Etonnant comme ces idées pénètrent jusque dans la cervelle des jeunes femmes orthodoxes.
En fait, depuis l'humanisme, c'est chacun sa merde, et comme on n'a qu'une vie, on n'a pas l'intention de se la laisser gâcher. Et pourtant, on nous la gâche dans les grandes largeurs, on en fait très bon marché. Est-ce que la vie individuelle comptait pour les révolutionnaires progressistes de l'humanisme triomphant? Le XX° siècle est sans doute le plus meurtrier de l'histoire et pour le XXI°, j'ai l'impression que nous sommes bien partis...
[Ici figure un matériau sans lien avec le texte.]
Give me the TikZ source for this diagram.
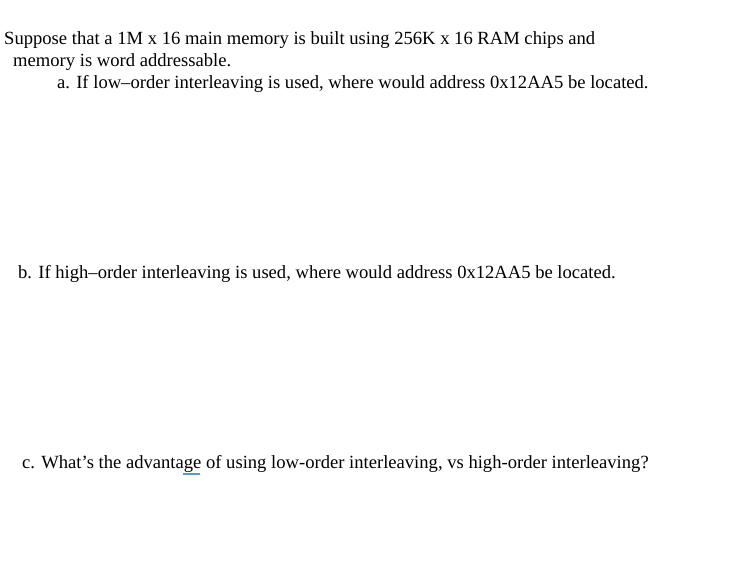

J'éprouve jusqu'au fond de l'âme la reconnaissance de pouvoir vivre en paix dans cet ilôt de Pereslavl Zalesski, et cela, malgré les maisons hideuses, vivre parmi des gens qui ont encore de la personnalité, des réactions naturelles, suivre des processions, sortir entre amis, vivre en paix. Je plains de tout mon coeur ceux qui sont pris dans la tourmente, partout où l'on a mis la discorde, une discorde qui n'aurait pas lieu d'être et qu'on a soigneusement attisée. En même temps, cette horreur durait depuis huit ans, on a peut-être maintenant une chance de la voir prendre fin.